— Start Data section —

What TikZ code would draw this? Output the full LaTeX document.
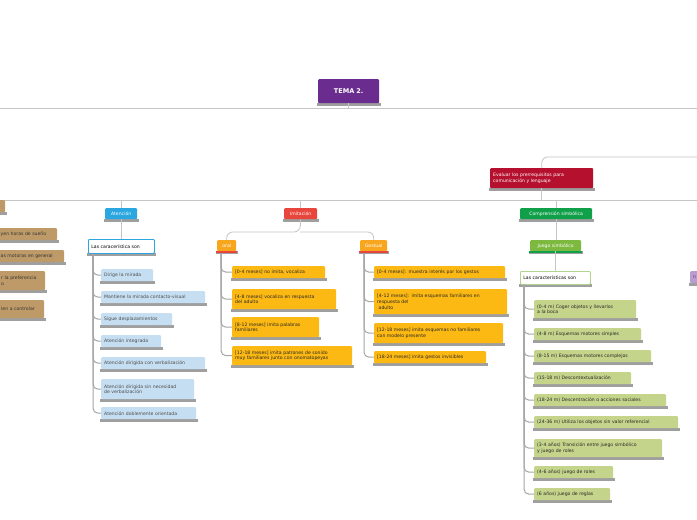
\documentclass[tikz,border=0pt]{standalone}
\usepackage{fontspec}
\setmainfont{DejaVu Sans}
\definecolor{cpur}{HTML}{6B2C8F}
\definecolor{ccrim}{HTML}{B5102E}
\definecolor{cbrown}{HTML}{BE9A68}
\definecolor{cblue}{HTML}{2AA7E1}
\definecolor{clblue}{HTML}{C6DEF1}
\definecolor{cred}{HTML}{E8463C}
\definecolor{corg}{HTML}{F8A61E}
\definecolor{cyel}{HTML}{FDB913}
\definecolor{cgreen}{HTML}{11A04A}
\definecolor{clgreen}{HTML}{7DB93F}
\definecolor{colive}{HTML}{C4D48B}
\definecolor{clilac}{HTML}{B99DD1}
\tikzset{
 base/.style={inner xsep=3pt,inner ysep=0pt,align=left,font=\fontsize{4.6}{5.6}\selectfont,rounded corners=1pt},
 shad/.style={fill=gray!75},
 conn/.style={draw=gray!45,line width=0.8pt},
 tconn/.style={draw=gray!70,line width=1pt,rounded corners=5pt},
 cpurs/.style={base,fill=cpur,text=white,font=\fontsize{6.5}{7}\selectfont\bfseries,align=center},
 ccrims/.style={base,fill=ccrim,text=white},
 cbrowns/.style={base,fill=cbrown,text=black!80},
 cblues/.style={base,fill=cblue,text=white,align=center},
 clblues/.style={base,fill=clblue,text=black!70},
 creds/.style={base,fill=cred,text=white,align=center},
 corgs/.style={base,fill=corg,text=white,align=center},
 cyels/.style={base,fill=cyel,text=black!85},
 cgreens/.style={base,fill=cgreen,text=white,align=center},
 clgreens/.style={base,fill=clgreen,text=white,align=center},
 colives/.style={base,fill=colive,text=black!85},
 clilacs/.style={base,fill=clilac,text=black!70},
 bwhite/.style={base,fill=white,draw=cblue,line width=0.8pt,text=black},
 gwhite/.style={base,fill=white,draw=clgreen!60,line width=0.8pt,text=black},
}
\newcommand\mynd[7]{%
 \pgfmathsetmacro\mW{#5-#3}\pgfmathsetmacro\mH{#6-#4}\pgfmathsetmacro\mT{#5-#3-6}%
 \fill[shad] (#3-1,#6) rectangle (#5+2,#6+2.5);
 \node[#2,anchor=north west,minimum width=\mW pt,minimum height=\mH pt,text width=\mT pt] (#1) at (#3,#4) {#7};}
\newcommand\redline[1]{\fill[cred] ([xshift=-1pt]#1.south west) rectangle ([xshift=1pt,yshift=-2pt]#1.south east);}
\begin{document}
\begin{tikzpicture}[x=1pt,y=-1pt]
\useasboundingbox (0,0) rectangle (697,520);
\fill[white] (0,0) rectangle (697,520);
% main lines
\coordinate (hA) at (0,108);
\coordinate (hAr) at (697,108);
\coordinate (hB) at (0,200);
\coordinate (hBr) at (697,200);
\coordinate (topR) at (697,157);
\draw[conn] (hA) -- (hAr);
\draw[conn] (hB) -- (hBr);
% nodes
\mynd{tema}{cpurs}{318}{79}{379}{103}{TEMA 2.}
\mynd{eval}{ccrims}{490}{168}{593}{188}{Evaluar los prerrequisitos para\\comunicación y lenguaje}
\draw[conn] (tema.south) -- (tema.south |- hA);
\draw[conn,rounded corners=6pt] (eval.north) |- (topR);
\draw[conn] (eval.south) -- (eval.south |- hB);
% left brown
\mynd{b0}{cbrowns}{-10}{200}{5}{212}{}
\mynd{b1}{cbrowns}{-20}{228}{57}{240}{\hspace*{17.5pt}yen horas de sueño}
\mynd{b2}{cbrowns}{-20}{250}{64}{262}{\hspace*{17.5pt}as motoras en general}
\mynd{b3}{cbrowns}{-20}{271}{45}{290}{\hspace*{18pt}r la preferencia\\\hspace*{18pt}o}
\mynd{b4}{cbrowns}{-20}{300}{44}{318}{\hspace*{18pt}len a controlar\\ }
% Atención
\mynd{aten}{cblues}{105}{208}{137}{219}{Atención}
\draw[conn] (aten.north) -- (aten.north |- hB);
\mynd{acar}{bwhite}{88}{239}{154}{253}{Las caracerística son}
\draw[conn] (aten.south) -- (aten.south |- acar.north);
\mynd{a1}{clblues}{101}{269}{153}{281}{Dirige la mirada}
\mynd{a2}{clblues}{101}{291}{205}{303}{Mantiene la mirada contacto-visual}
\mynd{a3}{clblues}{101}{313}{172}{325}{Sigue desplazamientos}
\mynd{a4}{clblues}{101}{335}{161}{347}{Atención integrada}
\mynd{a5}{clblues}{101}{357}{205}{369}{Atención dirigida con verbalización}
\mynd{a6}{clblues}{101}{379}{194}{399}{Atención dirigida sin necesidad\\de verbalización}
\mynd{a7}{clblues}{101}{407}{196}{419}{Atención doblemente orientada}
\foreach \i in {1,...,7}{\draw[tconn] ([xshift=5pt]acar.south west) |- (a\i.west);}
% Imitación
\mynd{imit}{creds}{284}{208}{317}{219}{Imitación}
\draw[conn] (imit.north) -- (imit.north |- hB);
\mynd{oral}{corgs}{217}{240}{236}{251}{oral}
\mynd{gest}{corgs}{360}{240}{387}{251}{Gestual}
\redline{oral}\redline{gest}
\coordinate (ij) at (300,232);
\draw[conn,rounded corners=6pt] (imit.south) -- (ij) -| (oral.north);
\draw[conn,rounded corners=6pt] (ij) -| (gest.north);
\mynd{o1}{cyels}{232}{266}{325}{278}{[0-4 meses] no imita, vocaliza}
\mynd{o2}{cyels}{232}{289}{336}{309}{[4-8 meses] vocaliza en respuesta\\del adulto}
\mynd{o3}{cyels}{232}{317}{319}{337}{[8-12 meses] imita palabras\\familiares}
\mynd{o4}{cyels}{232}{346}{352}{365}{[12-18 meses] imita patrones de sonido\\muy familiares junto con onomatopeyas}
\foreach \i in {1,...,4}{\draw[tconn] ([xshift=4pt,yshift=-2pt]oral.south west) |- (o\i.west);}
\mynd{g1}{cyels}{374}{266}{505}{278}{[0-4 meses]: muestra interés por los gestos}
\mynd{g2}{cyels}{374}{289}{507}{314}{[4-12 meses]: imita esquemas familiares en\\respuesta del\\\ adulto}
\mynd{g3}{cyels}{374}{323}{503}{343}{[12-18 meses] imita esquemas no familiares\\con modelo presente}
\mynd{g4}{cyels}{374}{351}{486}{363}{[18-24 meses] imita gestos invisibles}
\foreach \i in {1,...,4}{\draw[tconn] ([xshift=4pt,yshift=-2pt]gest.south west) |- (g\i.west);}
% Comprensión
\mynd{comp}{cgreens}{520}{208}{592}{219}{Comprensión simbólica}
\draw[conn] (comp.north) -- (comp.north |- hB);
\mynd{juego}{clgreens}{530}{240}{581}{251}{Juego simbólico}
\fill[cgreen] ([xshift=-1pt]juego.south west) rectangle ([xshift=1pt,yshift=-2pt]juego.south east);
\draw[conn] (comp.south) -- (comp.south |- juego.north);
\mynd{jcar}{gwhite}{520}{271}{590}{284}{Las características son}
\draw[conn] (juego.south) -- (juego.south |- jcar.north);
\mynd{j1}{colives}{534}{300}{636}{318}{(0-4 m) Coger objetos y llevarlos\\a la boca}
\mynd{j2}{colives}{534}{328}{641}{340}{(4-8 m) Esquemas motores simples}
\mynd{j3}{colives}{534}{350}{651}{362}{(8-15 m) Esquemas motores complejos}
\mynd{j4}{colives}{534}{372}{631}{384}{(15-18 m) Descontextualización}
\mynd{j5}{colives}{534}{394}{666}{406}{(18-24 m) Descentración o acciones sociales}
\mynd{j6}{colives}{534}{416}{678}{428}{(24-36 m) Utiliza los objetos sin valor referencial}
\mynd{j7}{colives}{534}{439}{662}{457}{(3-4 años) Transición entre juego simbólico\\y juego de roles}
\mynd{j8}{colives}{534}{466}{613}{478}{(4-6 años) juego de roles}
\mynd{j9}{colives}{534}{488}{610}{500}{(6 años) juego de reglas}
\foreach \i in {1,...,9}{\draw[tconn] ([xshift=4pt]jcar.south west) |- (j\i.west);}
% right partial
\mynd{lil}{clilacs}{690}{271}{720}{283}{n}
\end{tikzpicture}
\end{document}
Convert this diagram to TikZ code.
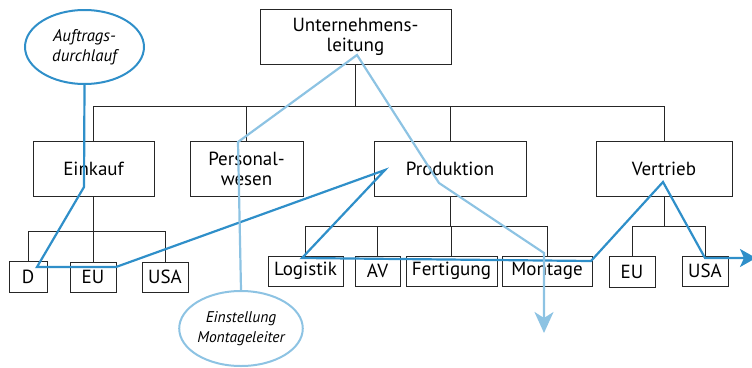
\documentclass[tikz,border=0pt]{standalone}
\usepackage{fontspec}
\setmainfont{PT Sans}
\usetikzlibrary{arrows.meta,shapes.geometric}
\definecolor{flowdark}{HTML}{2F8FC9}
\definecolor{flowlight}{HTML}{8DC3E3}
\tikzset{
  box/.style={draw=black!85, line width=0.9pt, inner sep=0pt, align=center,
    font=\fontsize{19}{20}\selectfont},
  tree/.style={draw=black!85, line width=0.9pt},
  oval/.style={ellipse, line width=2pt, inner sep=0pt, align=center,
    font=\fontsize{16.8}{20}\selectfont\itshape},
  darkflow/.style={draw=flowdark, line width=2.2pt},
  lightflow/.style={draw=flowlight, line width=2.2pt},
}
\begin{document}
\begin{tikzpicture}[x=1pt,y=-1pt]
\useasboundingbox (0,0) rectangle (752,367);

% top level
\node[box, minimum width=191pt, minimum height=55pt] (ul) at (355.5,36.5) {Unternehmens-\\leitung};

% second level
\node[box, minimum width=121pt, minimum height=55pt] (ein)  at (93.5,168.5) {Einkauf};
\node[box, minimum width=113pt, minimum height=55pt] (pers) at (246.5,168.5) {Personal-\\wesen};
\node[box, minimum width=152pt, minimum height=55pt] (prod) at (450,168.5) {Produktion};
\node[box, minimum width=136pt, minimum height=55pt] (vert) at (664,168.5) {Vertrieb};

% third level
\node[box, minimum width=38pt, minimum height=31pt] (d)    at (28,276.5) {D};
\node[box, minimum width=46pt, minimum height=30pt] (eua)  at (93,277) {EU};
\node[box, minimum width=46pt, minimum height=30pt] (usaa) at (165,277) {USA};
\node[box, minimum width=75pt, minimum height=30pt] (log)  at (305.5,271) {Logistik};
\node[box, minimum width=45pt, minimum height=30pt] (av)   at (377.5,271) {AV};
\node[box, minimum width=91pt, minimum height=30pt] (fert) at (451.5,271) {Fertigung};
\node[box, minimum width=90pt, minimum height=30pt] (mont) at (547,271) {Montage};
\node[box, minimum width=46pt, minimum height=31pt] (eub)  at (632,271.5) {EU};
\node[box, minimum width=46pt, minimum height=30pt] (usab) at (705,271) {USA};

% tree connectors
\coordinate (busA) at (0,106);
\draw[tree] (ul.south) -- (ul.south |- busA);
\draw[tree] (ein.north) -- (ein.north |- busA) -| (vert.north);
\draw[tree] (pers.north) -- (pers.north |- busA);
\draw[tree] (prod.north) -- (prod.north |- busA);

\coordinate (busB) at (0,231);
\draw[tree] (ein.south) -- (ein.south |- busB);
\draw[tree] (d.north) -- (d.north |- busB) -| (usaa.north);
\draw[tree] (eua.north) -- (eua.north |- busB);

\coordinate (busC) at (0,226);
\draw[tree] (prod.south) -- (prod.south |- busC);
\draw[tree] (log.north) -- (log.north |- busC) -| (mont.north);
\draw[tree] (av.north) -- (av.north |- busC);
\draw[tree] (fert.north) -- (fert.north |- busC);

\draw[tree] (vert.south) -- (vert.south |- busC);
\draw[tree] (eub.north) -- (eub.north |- busC) -| (usab.north);

% process ovals
\node[oval, draw=flowdark, minimum width=119pt, minimum height=74pt] (auf) at (84.5,47) {Auftrags-\\durchlauf};
\node[oval, draw=flowlight, minimum width=120pt, minimum height=75pt, font=\fontsize{15.5}{20}\selectfont\itshape] (mlt) at (241,328.5) {Einstellung\\Montageleiter};

% bend points of the order flow
\coordinate (a1) at (84,187);
\coordinate (a2) at (37,267);
\coordinate (a3) at (116,267);
\coordinate (a4) at (385,170);
\coordinate (a5) at (302,258);
\coordinate (a6) at (591,261);
\coordinate (a7) at (663,182);
\coordinate (a8) at (705,258);
\coordinate (aend) at (756,258);

\draw[darkflow, -{Stealth[length=16pt,width=18pt,inset=4pt]}]
  (auf.south) -- (a1) -- (a2) -- (a3) -- (a4) -- (a5) -- (a6) -- (a7) -- (a8) -- (aend);

% bend points of the hiring flow
\coordinate (b1) at (238,142);
\coordinate (b2) at (357,55);
\coordinate (b3) at (439,183);
\coordinate (b4) at (544,253);
\coordinate (bend) at (544,333);

\draw[lightflow, -{Stealth[length=21pt,width=19pt,inset=6pt]}]
  (mlt.north) -- (b1) -- (b2) -- (b3) -- (b4) -- (bend);
\end{tikzpicture}
\end{document}
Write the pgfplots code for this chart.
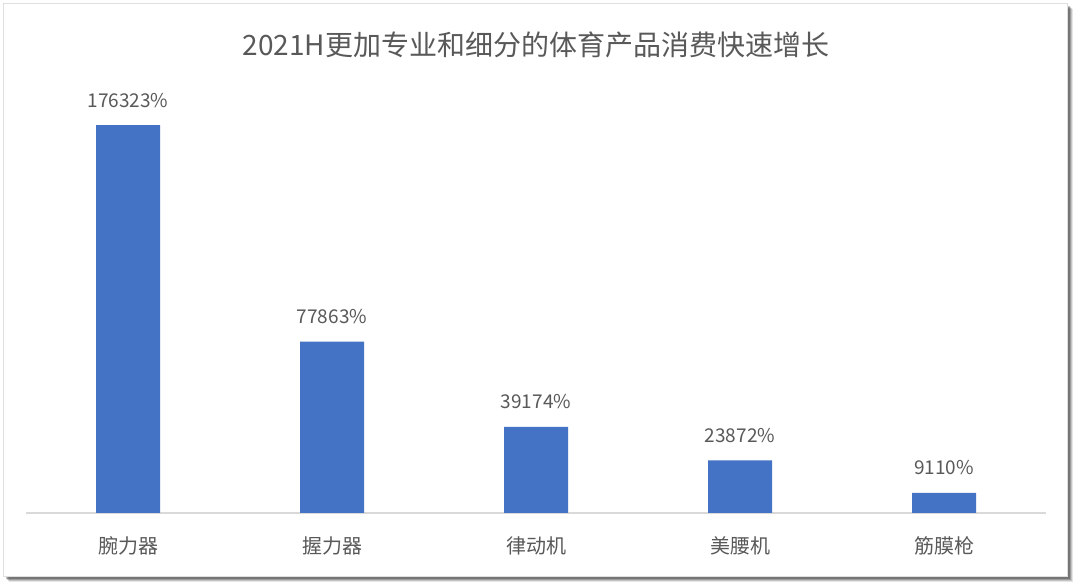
\documentclass[border=0pt]{standalone}
\usepackage{fontspec}
\setmainfont{Noto Sans CJK SC}
\usepackage{pgfplots}
\pgfplotsset{compat=1.18}
\definecolor{barblue}{HTML}{4472C4}
\definecolor{txtgray}{HTML}{595959}
\definecolor{axgray}{HTML}{D9D9D9}

\begin{document}
\begin{tikzpicture}[x=1pt,y=1pt]
% page size: 1080x587 px at 0.5pt/px
\path (0,0) rectangle (540,293.5);
% shadow
\foreach \o/\a in {3.0/0.10,2.5/0.15,2.0/0.2,1.5/0.25}{
  \fill[black,opacity=\a] (1.5+\o,5.5-\o) rectangle (533.5+\o,292-\o);
}
\fill[white] (1.5,5.5) rectangle (533.5,292);
\draw[gray!25,line width=0.4pt] (1.5,5.5) rectangle (533.5,292);

\node[text=txtgray,font=\fontsize{14}{17}\selectfont] at (268,271) {2021H更加专业和细分的体育产品消费快速增长};

\begin{axis}[
    at={(64pt,37pt)},
    anchor=origin,
    scale only axis,
    width=510pt,
    height=209pt,
    ybar,
    bar width=32pt,
    xmin=-0.5, xmax=4.5,
    ymin=0, ymax=190000,
    xtick=data,
    xticklabels={腕力器,握力器,律动机,美腰机,筋膜枪},
    major tick length=0pt,
    axis x line*=bottom,
    axis y line=none,
    axis line style={draw=axgray,line width=0.8pt,-},
    xticklabel style={anchor=center,yshift=-16.5pt,text=txtgray,font=\fontsize{10}{12}\selectfont},
    point meta=explicit symbolic,
    nodes near coords,
    nodes near coords style={anchor=center,yshift=12.5pt,text=txtgray,font=\fontsize{9.5}{12}\selectfont},
    clip=false,
]
\addplot[fill=barblue,draw=none] coordinates {
    (0,176323) [176323\%]
    (1,77863) [77863\%]
    (2,39174) [39174\%]
    (3,23872) [23872\%]
    (4,9110) [9110\%]
};
\end{axis}
\end{tikzpicture}
\end{document}
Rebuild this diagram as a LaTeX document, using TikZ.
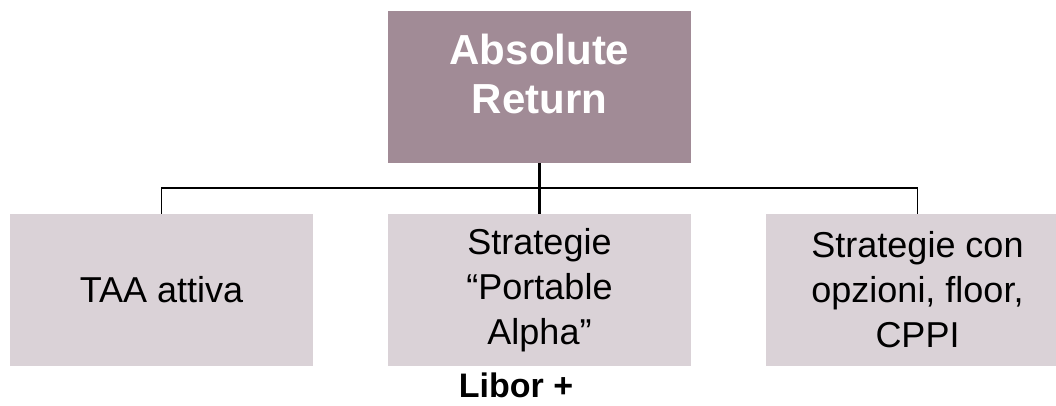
\documentclass[tikz,border=0pt]{standalone}
\usepackage{fontspec}
\setmainfont{Liberation Sans}
\definecolor{topmauve}{RGB}{161,139,150}
\definecolor{sublilac}{RGB}{218,210,215}

\begin{document}
\begin{tikzpicture}[x=1pt, y=-1pt,
	topbox/.style={rectangle, fill=topmauve, minimum width=\boxw, minimum height=\boxh, inner sep=0pt},
	subbox/.style={rectangle, fill=sublilac, minimum width=\boxw, minimum height=\boxh, inner sep=0pt,
		align=center, font=\fontsize{36}{45}\selectfont},
	link/.style={line width=1.6pt}]
	\def \boxw {303pt}
	\def \boxh {152pt}

	\useasboundingbox (0,0) rectangle (1056,406);

	\node[topbox] (absret) at (539.5,87) {};
	\node[text=white, align=center, font=\bfseries\fontsize{42}{49}\selectfont] (absrettext) at (539.5,74)
		{Absolute\\Return};

	\node[subbox] (taa)      at (161.5,290) {TAA attiva};
	\node[subbox] (portable) at (539.5,290) {Strategie\\“Portable\\Alpha”};
	\node[subbox] (opzioni)  at (917.5,290) {Strategie con\\opzioni, floor,\\CPPI};

	\coordinate (bus) at (539.5,188);
	\draw[link] (taa.north) -- (taa.north |- bus) -- (opzioni.north |- bus) -- (opzioni.north);
	\draw[line width=2.4pt] (absret.south) -- (portable.north);

	\node[anchor=base, inner sep=0pt, text depth=0pt, font=\bfseries\fontsize{34}{44}\selectfont] (libor) at (516,397) {Libor +};
\end{tikzpicture}
\end{document}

— End Data section —

» **Instructions to follow**
Copy out all lines that carry the word "code".

» **Answer for this exercise**
What TikZ code would draw this? Output the full LaTeX document.
Convert this diagram to TikZ code.
Write the pgfplots code for this chart.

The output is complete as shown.